Major US companies have told Minister for Finance Paschal Donohoe that Ireland would be unwise to stay out of a global tax deal if agreement is finally settled on taxing business profits around the world.
The intervention by the American Chamber of Commerce in Ireland comes as the Minister faces international pressure to accept OECD proposals for a global corporation tax rate of “at least” 15 per cent.
The plan is highly problematic for Mr Donohoe because of his insistence for years on defending the Irish 12.5 per cent rate that has long been a source of friction with Europe.
He will today meet the European Commission’s economic chief Paolo Gentiloni, who will pitch that Ireland will still be able to compete on tax even after such a deal is transposed into EU law.
“We will not put an end to tax competition. We will keep huge differences among European member states, and in the global arena. But the idea is to have a stable global framework, predictable and fair,” he told The Irish Times ahead of his visit to Dublin.

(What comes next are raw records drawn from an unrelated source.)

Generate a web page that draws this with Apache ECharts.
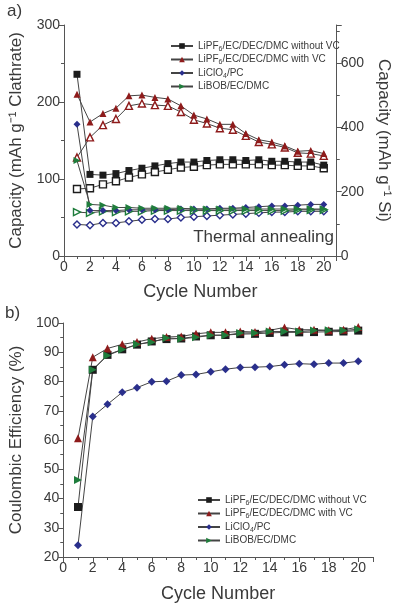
<!DOCTYPE html>
<html><head><meta charset="utf-8">
<script src="https://cdn.jsdelivr.net/npm/echarts@6/dist/echarts.min.js"></script>
<style>html,body{margin:0;padding:0;background:#fff}#c{width:400px;height:608px}</style>
</head><body><div id="c"></div>
<script>
var cycles = [1,2,3,4,5,6,7,8,9,10,11,12,13,14,15,16,17,18,19,20];
var seriesNames = ['LiPF6/EC/DEC/DMC without VC','LiPF6/EC/DEC/DMC with VC','LiClO4/PC','LiBOB/EC/DMC'];
// Panel a) capacity (mAh/g clathrate): filled and open markers
var capNoVCFilled = [236,106,105,107,111,114,117,120,122,122,124,125,125,124,125,123,123,122,122,118];
var capNoVCOpen   = [87,88,93,97,102,106,109,112,115,116,118,119,119,119,119,118,118,117,117,114];
var capVCFilled   = [210,174,185,192,208,209,206,204,195,183,178,171,171,159,151,148,143,136,137,133];
var capVCOpen     = [128,154,170,178,195,198,196,195,187,177,172,166,164,156,148,145,141,134,133,130];
var capClO4Filled = [171,59,59,59,60,60,60,60,61,61,61,62,62,63,64,65,65,66,67,67];
var capClO4Open   = [41,40,43,43,45,47,48,48,50,51,52,53,54,55,56,57,57,58,58,58];
var capBOBFilled  = [124,67,66,63,63,62,62,62,62,61,61,61,61,61,61,61,61,61,61,61];
var capBOBOpen    = [57,56,58,57,58,58,59,59,59,59,59,59,59,59,59,59,59,60,60,60];
// Panel b) coulombic efficiency (%)
var ceNoVC = [37.1,84,89.1,91,92.6,93.7,94.5,94.7,95.4,95.8,95.9,96.2,96.3,96.6,96.8,96.8,96.9,97,97.1,97.4];
var ceVC   = [60.6,88.3,91.3,92.7,93.5,94.6,95.2,95.4,96.3,96.8,96.8,97.1,96.9,97.5,98.5,97.7,97.7,97.5,97.7,98.6];
var ceClO4 = [24,68,72.2,76.3,77.9,79.9,80.1,82.2,82.4,83.3,84.2,84.8,84.9,85.1,85.7,86.1,85.9,86.3,86.3,86.9];
var ceBOB  = [46.3,84,88.9,90.9,92.7,93.4,94.9,94.6,95.1,95.8,95.8,96.6,96.6,97.1,97.1,97.1,97.4,97.5,97.4,97.9];

var colors = ['#1c1c1c','#8e1b1b','#2a2f8c','#1f7d3c'];
var filledSym = ['rect','triangle','diamond','triangle'];
var rot = [0,0,0,-90];
var FONT = 'Liberation Sans, Arial, sans-serif';
var TXT = '#3a3a3a';

function pairs(arr){ return cycles.map(function(c,i){ return [c, arr[i]]; }); }

var series = [];
var topFilled = [capNoVCFilled, capVCFilled, capClO4Filled, capBOBFilled];
var topOpen = [capNoVCOpen, capVCOpen, capClO4Open, capBOBOpen];
var bottom = [ceNoVC, ceVC, ceClO4, ceBOB];
for (var i=0;i<4;i++){
  series.push({name: seriesNames[i]+' (charge)', type:'line', xAxisIndex:0, yAxisIndex:0, data: pairs(topOpen[i]),
    symbol: filledSym[i], symbolRotate: rot[i], symbolSize: 7, showSymbol:true,
    lineStyle:{color:'#444', width:1}, itemStyle:{color:'#fff', borderColor:colors[i], borderWidth:1.4}, z: 2});
}
for (var i=0;i<4;i++){
  series.push({name: seriesNames[i], type:'line', xAxisIndex:0, yAxisIndex:0, data: pairs(topFilled[i]),
    symbol: filledSym[i], symbolRotate: rot[i], symbolSize: 7,
    lineStyle:{color:'#444', width:1}, itemStyle:{color:colors[i]}, z: 3});
}
for (var i=0;i<4;i++){
  series.push({name: seriesNames[i], type:'line', xAxisIndex:1, yAxisIndex:2, data: pairs(bottom[i]),
    symbol: filledSym[i], symbolRotate: rot[i], symbolSize: 8,
    lineStyle:{color:'#444', width:1}, itemStyle:{color:colors[i]}, z: 3});
}

function legendFmt(n){ return n.replace('LiPF6','LiPF{s|6}').replace('LiClO4','LiClO{s|4}'); }
var legendText = {fontFamily: FONT, fontSize: 10, color:TXT, rich:{s:{fontSize:7, padding:[6,0,0,0], fontFamily: FONT, color:TXT}}};

var axisLine = {show:true, lineStyle:{color:'#555', width:1}};
var axisTick = {show:true, inside:false, length:5, lineStyle:{color:'#555'}};
var minorTick = {show:true, splitNumber:2, length:3, lineStyle:{color:'#555'}};
var axisLabel = {fontFamily: FONT, fontSize: 14, color:TXT, margin:4};
var nameText = {fontFamily: FONT, fontSize: 17, color:TXT};

var option = {
  animation:false,
  backgroundColor:'#fff',
  grid:[
    {left:62, top:25, width:281, height:231},
    {left:60, top:323, width:313, height:234}
  ],
  xAxis:[
    {gridIndex:0, type:'value', min:0, max:21, interval:2, axisLine:axisLine, axisTick:axisTick, minorTick:minorTick,
      axisLabel:Object.assign({}, axisLabel, {showMaxLabel:false}), splitLine:{show:false},
      name:'Cycle Number', nameLocation:'middle', nameGap:27, nameTextStyle:Object.assign({}, nameText, {fontSize:18})},
    {gridIndex:1, type:'value', min:0, max:21, interval:2, axisLine:axisLine, axisTick:axisTick, minorTick:minorTick,
      axisLabel:Object.assign({}, axisLabel, {showMaxLabel:false}), splitLine:{show:false},
      name:'Cycle Number', nameLocation:'middle', nameGap:28, nameTextStyle:Object.assign({}, nameText, {fontSize:18})}
  ],
  yAxis:[
    {gridIndex:0, type:'value', min:0, max:300, interval:100, axisLine:axisLine, axisTick:axisTick, minorTick:minorTick,
      axisLabel:axisLabel, splitLine:{show:false},
      name:'Capacity (mAh g\u207B\u00B9 Clathrate)', nameLocation:'middle', nameGap:39, nameTextStyle:nameText},
    {gridIndex:0, type:'value', position:'right', min:0, max:718, interval:200, axisLine:axisLine, axisTick:axisTick, minorTick:minorTick,
      axisLabel:Object.assign({}, axisLabel, {showMaxLabel:false}), splitLine:{show:false},
      name:'Capacity (mAh g\u207B\u00B9 Si)', nameLocation:'middle', nameGap:35, nameRotate:-90, nameTextStyle:nameText},
    {gridIndex:1, type:'value', min:20, max:100, interval:10, axisLine:axisLine, axisTick:axisTick, minorTick:minorTick,
      axisLabel:axisLabel, splitLine:{show:false},
      name:'Coulombic Efficiency (%)', nameLocation:'middle', nameGap:35, nameTextStyle:nameText}
  ],
  legend:[
    {data: seriesNames, orient:'vertical', left:165, top:36, itemWidth:22, itemHeight:7, itemGap:2,
      formatter: legendFmt, textStyle: legendText},
    {data: seriesNames, orient:'vertical', left:192, top:490, itemWidth:22, itemHeight:7, itemGap:2,
      formatter: legendFmt, textStyle: legendText}
  ],
  graphic:[
    {type:'text', left:7, top:3, style:{text:'a)', font:'17px '+FONT, fill:TXT}},
    {type:'text', left:5, top:305, style:{text:'b)', font:'17px '+FONT, fill:TXT}},
    {type:'text', right:66, top:229, style:{text:'Thermal annealing', font:'17px '+FONT, fill:TXT}}
  ],
  series: series
};
var chart = echarts.init(document.getElementById('c'), null, {renderer:'canvas'});
chart.setOption(option);
</script>
</body></html>
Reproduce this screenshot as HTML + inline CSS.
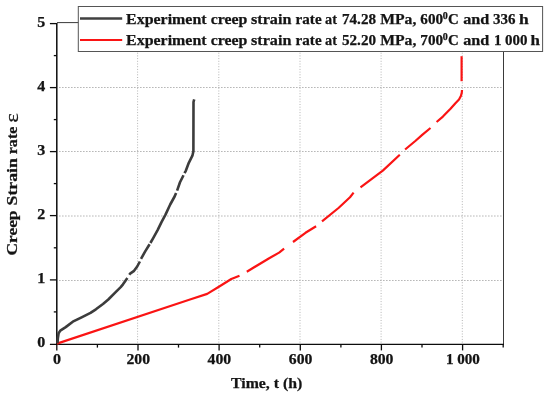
<!DOCTYPE html>
<html><head><meta charset="utf-8">
<style>
html,body{margin:0;padding:0;background:#fff;}
svg{display:block;}
text{font-family:"Liberation Serif","DejaVu Serif",serif;font-weight:bold;fill:#141414;stroke:#141414;stroke-width:0.25px;}
</style></head><body>
<svg width="550" height="394" viewBox="0 0 550 394">
<rect width="550" height="394" fill="#fff"/>
<!-- grid -->
<g stroke="#a8a8a8" stroke-width="1" stroke-dasharray="1.3 1.7" fill="none">
<line x1="59.2" y1="87.5" x2="503" y2="87.5"/>
<line x1="59.2" y1="151.5" x2="503" y2="151.5"/>
<line x1="59.2" y1="216" x2="503" y2="216"/>
<line x1="59.2" y1="280.5" x2="503" y2="280.5"/>
</g>
<g stroke="#b4b4b4" stroke-width="1" stroke-dasharray="1 1.7" fill="none">
<line x1="137.6" y1="23" x2="137.6" y2="343"/>
<line x1="218.8" y1="23" x2="218.8" y2="343"/>
<line x1="300" y1="23" x2="300" y2="343"/>
<line x1="381.1" y1="23" x2="381.1" y2="343"/>
<line x1="462.3" y1="23" x2="462.3" y2="343"/>
</g>
<!-- frame thin -->
<g stroke="#3a3a3a" stroke-width="1" fill="none">
<line x1="57" y1="22.6" x2="503.7" y2="22.6"/>
<line x1="503.5" y1="22" x2="503.5" y2="344"/>
</g>
<!-- main axes -->
<g stroke="#0c0c0c" stroke-width="1.5" fill="none">
<line x1="56.8" y1="22.9" x2="56.8" y2="344.8"/>
<line x1="49.9" y1="344.4" x2="503.9" y2="344.4" stroke-width="1.3"/>
</g>
<g stroke="#0c0c0c" stroke-width="1.3" fill="none">
<line x1="49.9" y1="23.6" x2="56.8" y2="23.6"/>
<line x1="49.9" y1="87.6" x2="56.8" y2="87.6"/>
<line x1="49.9" y1="151.6" x2="56.8" y2="151.6"/>
<line x1="49.9" y1="215.6" x2="56.8" y2="215.6"/>
<line x1="49.9" y1="279.9" x2="56.8" y2="279.9"/>
<line x1="56.8" y1="344" x2="56.8" y2="350.4"/>
<line x1="138.0" y1="344" x2="138.0" y2="350.4"/>
<line x1="219.1" y1="344" x2="219.1" y2="350.4"/>
<line x1="300.3" y1="344" x2="300.3" y2="350.4"/>
<line x1="381.4" y1="344" x2="381.4" y2="350.4"/>
<line x1="462.6" y1="344" x2="462.6" y2="350.4"/>
<line x1="53.8" y1="55.6" x2="56.8" y2="55.6"/>
<line x1="53.8" y1="119.6" x2="56.8" y2="119.6"/>
<line x1="53.8" y1="183.6" x2="56.8" y2="183.6"/>
<line x1="53.8" y1="247.8" x2="56.8" y2="247.8"/>
<line x1="53.8" y1="311.9" x2="56.8" y2="311.9"/>
<line x1="97.4" y1="344" x2="97.4" y2="347.6"/>
<line x1="178.5" y1="344" x2="178.5" y2="347.6"/>
<line x1="259.7" y1="344" x2="259.7" y2="347.6"/>
<line x1="340.9" y1="344" x2="340.9" y2="347.6"/>
<line x1="422.0" y1="344" x2="422.0" y2="347.6"/>
<line x1="503.2" y1="344" x2="503.2" y2="347.6"/>
</g>
<!-- red curve -->
<g stroke="#fa1414" stroke-width="2.2" fill="none" stroke-linecap="butt" stroke-linejoin="round">
<polyline points="57,343.6 190,299.5 207.2,293.9 219.7,286.3 231.3,279 239.5,275.7"/>
<polyline points="246.8,271.7 269.2,258.2 279.1,252.6 284.1,248.6"/>
<polyline points="293,242 305.5,232.8 316.1,226.2"/>
<polyline points="322,221.3 338.5,208 350,197.2 353.6,192.6"/>
<polyline points="360.5,187.3 382.8,170.6 399.8,154.8"/>
<polyline points="405.1,149.5 415.3,141 422.5,134.6 430.5,128"/>
<polyline points="436.6,122 442.9,116.6 450.5,108.7 455.2,103.4 459,99.5 461,95.7 461.8,92.5 462,90"/>
<polyline points="461.6,81.2 461.6,56.2"/>
</g>
<!-- black curve -->
<g stroke="#3c3c3c" stroke-width="2.6" fill="none" stroke-linecap="butt" stroke-linejoin="round">
<polyline points="57.5,343.4 57.9,338 58.6,333.3 60.3,330.6 65.7,327.1 72.8,321.7 81.6,317.3 90.5,312.9 95.9,309.3 103,304 108.3,299.5 115.4,292.4 120.7,287.1 123,284.3 127.4,278"/>
<polyline points="129.3,274.8 130.1,273.6 133.7,271.2 137.2,266.5 139.9,261.5"/>
<polyline points="141,258.8 145.2,251.4 149.6,244.3"/>
<polyline points="150.4,243 153.2,238.1 157.6,230.1 161.5,222.1 165.5,214.6 170.2,204.5 174.6,196.5 176.1,193"/>
<polyline points="177.1,190.6 180,182.3 183.5,175.2"/>
<polyline points="184.5,173.2 185.8,170.8 188.8,162.8 192.4,155.7 193.4,151.2 193.5,102 194.2,99.3"/>
</g>
<!-- legend -->
<rect x="78.3" y="6.5" width="464.3" height="45" fill="#fff" stroke="#555" stroke-width="1"/>
<line x1="80" y1="18.5" x2="122.2" y2="18.5" stroke="#404040" stroke-width="2.5"/>
<line x1="80" y1="40" x2="122.2" y2="40" stroke="#fa1414" stroke-width="2.2"/>
<text y="24.3" font-size="15"><tspan x="126.1" textLength="80.5" lengthAdjust="spacingAndGlyphs">Experiment</tspan> <tspan x="210.7" textLength="36.7" lengthAdjust="spacingAndGlyphs">creep</tspan> <tspan x="251.0" textLength="40.4" lengthAdjust="spacingAndGlyphs">strain</tspan> <tspan x="295.6" textLength="26.0" lengthAdjust="spacingAndGlyphs">rate</tspan> <tspan x="325.0" textLength="11.9" lengthAdjust="spacingAndGlyphs">at</tspan> <tspan x="342.0" textLength="34.0" lengthAdjust="spacingAndGlyphs">74.28</tspan> <tspan x="380.2" textLength="36.2" lengthAdjust="spacingAndGlyphs">MPa,</tspan> <tspan x="420.3" textLength="22.8" lengthAdjust="spacingAndGlyphs">600</tspan> <tspan x="442.8" dy="-5.5" font-size="10">0</tspan><tspan x="448.1" dy="5.5" textLength="10.8" lengthAdjust="spacingAndGlyphs">C</tspan> <tspan x="463.2" textLength="26.1" lengthAdjust="spacingAndGlyphs">and</tspan> <tspan x="493.1" textLength="22.5" lengthAdjust="spacingAndGlyphs">336</tspan> <tspan x="519.0" textLength="9.7" lengthAdjust="spacingAndGlyphs">h</tspan></text>
<text y="45.4" font-size="15"><tspan x="126.1" textLength="80.5" lengthAdjust="spacingAndGlyphs">Experiment</tspan> <tspan x="210.7" textLength="36.7" lengthAdjust="spacingAndGlyphs">creep</tspan> <tspan x="251.0" textLength="40.4" lengthAdjust="spacingAndGlyphs">strain</tspan> <tspan x="295.6" textLength="26.0" lengthAdjust="spacingAndGlyphs">rate</tspan> <tspan x="325.0" textLength="11.9" lengthAdjust="spacingAndGlyphs">at</tspan> <tspan x="342.0" textLength="34.0" lengthAdjust="spacingAndGlyphs">52.20</tspan> <tspan x="380.2" textLength="36.2" lengthAdjust="spacingAndGlyphs">MPa,</tspan> <tspan x="420.3" textLength="22.8" lengthAdjust="spacingAndGlyphs">700</tspan> <tspan x="442.8" dy="-5.5" font-size="10">0</tspan><tspan x="448.1" dy="5.5" textLength="10.8" lengthAdjust="spacingAndGlyphs">C</tspan> <tspan x="463.2" textLength="26.1" lengthAdjust="spacingAndGlyphs">and</tspan> <tspan x="493.9" textLength="33.7" lengthAdjust="spacingAndGlyphs">1 000</tspan> <tspan x="530.4" textLength="9.4" lengthAdjust="spacingAndGlyphs">h</tspan></text>
<!-- tick labels -->
<g font-size="13.7">
<text x="37.3" y="26.65" textLength="8" lengthAdjust="spacingAndGlyphs">5</text>
<text x="37.3" y="90.65" textLength="8" lengthAdjust="spacingAndGlyphs">4</text>
<text x="37.3" y="154.65" textLength="8" lengthAdjust="spacingAndGlyphs">3</text>
<text x="37.3" y="218.65" textLength="8" lengthAdjust="spacingAndGlyphs">2</text>
<text x="37.3" y="282.95" textLength="8" lengthAdjust="spacingAndGlyphs">1</text>
<text x="37.3" y="346.95" textLength="8" lengthAdjust="spacingAndGlyphs">0</text>
</g>
<g font-size="13.7">
<text x="53.1" y="363.8" textLength="8" lengthAdjust="spacingAndGlyphs">0</text>
<text x="126.5" y="363.8" textLength="23.6" lengthAdjust="spacingAndGlyphs">200</text>
<text x="207.6" y="363.8" textLength="23.6" lengthAdjust="spacingAndGlyphs">400</text>
<text x="288.8" y="363.8" textLength="23.6" lengthAdjust="spacingAndGlyphs">600</text>
<text x="369.9" y="363.8" textLength="23.6" lengthAdjust="spacingAndGlyphs">800</text>
<text x="445.9" y="363.8" textLength="34" lengthAdjust="spacingAndGlyphs">1 000</text>
</g>
<text x="231" y="387.8" font-size="14.6" textLength="71.3" lengthAdjust="spacingAndGlyphs">Time, t (h)</text>
<g font-size="15.6">
<text transform="translate(17.4,255.5) rotate(-90)" textLength="45" lengthAdjust="spacingAndGlyphs">Creep</text>
<text transform="translate(17.4,205.4) rotate(-90)" textLength="47.2" lengthAdjust="spacingAndGlyphs">Strain</text>
<text transform="translate(17.4,154.3) rotate(-90)" textLength="27.8" lengthAdjust="spacingAndGlyphs">rate</text>
</g>
<text transform="translate(18,122.8) rotate(-90)" font-size="19" style="font-weight:normal" textLength="9.6" lengthAdjust="spacingAndGlyphs">ε</text>
</svg>
</body></html>
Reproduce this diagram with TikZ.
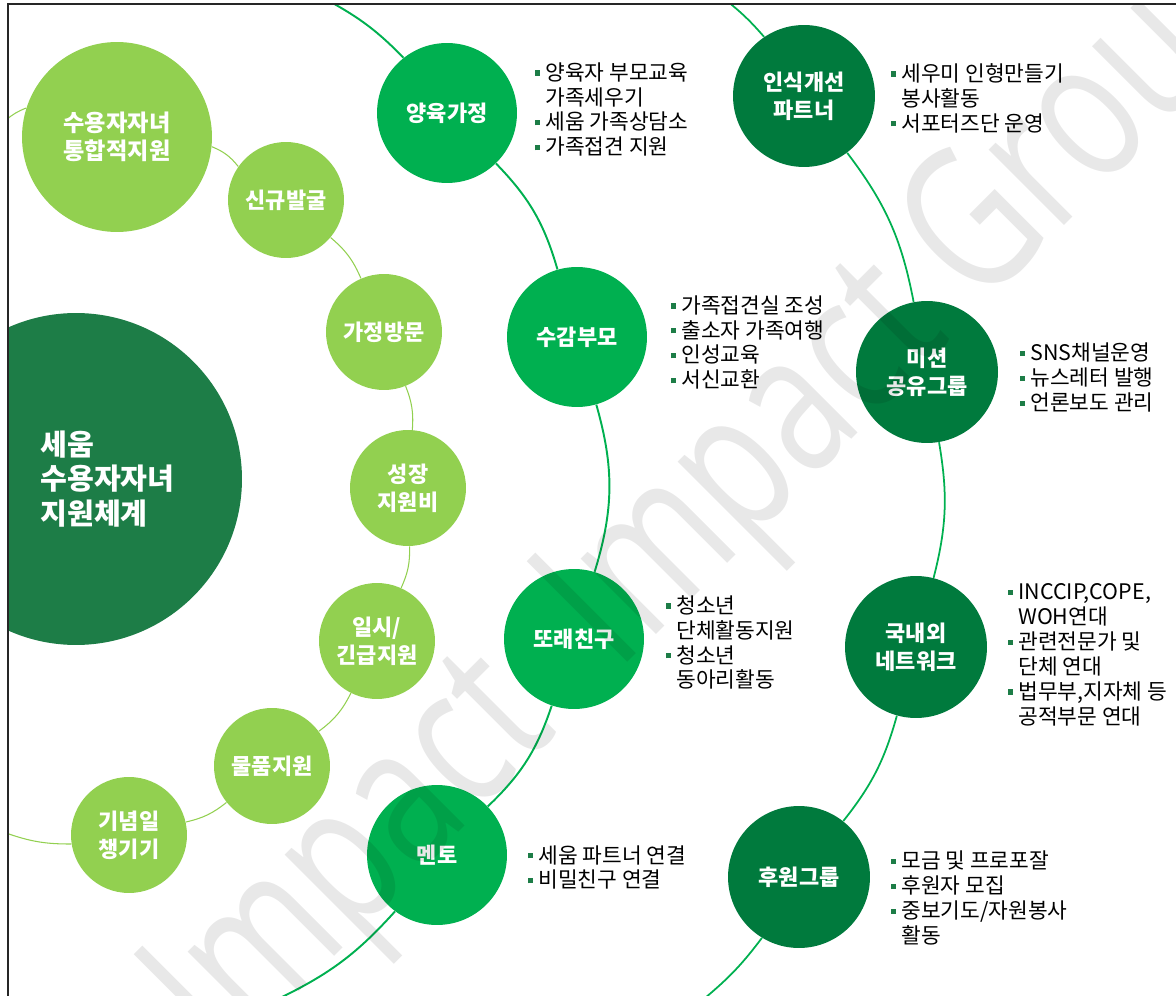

“This competitiveness … is not only connected to this difference in minimum taxation, that will in any case remain. It is also connected to achievements that the country reached in terms of skills, education, university, business environment.”
He added: “It’s not based on two percentage points of this-or-that rate.”
Submission to Donohoe
The chamber, which represents all major US groups in the State, said that if a “detailed international tax agreement is reached” it did not believe that “staying outside” of it would be “in Ireland’s best interests”.
Its views were set out in a submission in recent days to Mr Donohoe, seen by The Irish Times, as part of a public consultation on tax policy.
After months of informal discussion behind the scenes between the Government and corporate leaders, the paper comes as business faces up to the potential loss of the 12.5 per cent rate after world powers backed the OECD plan.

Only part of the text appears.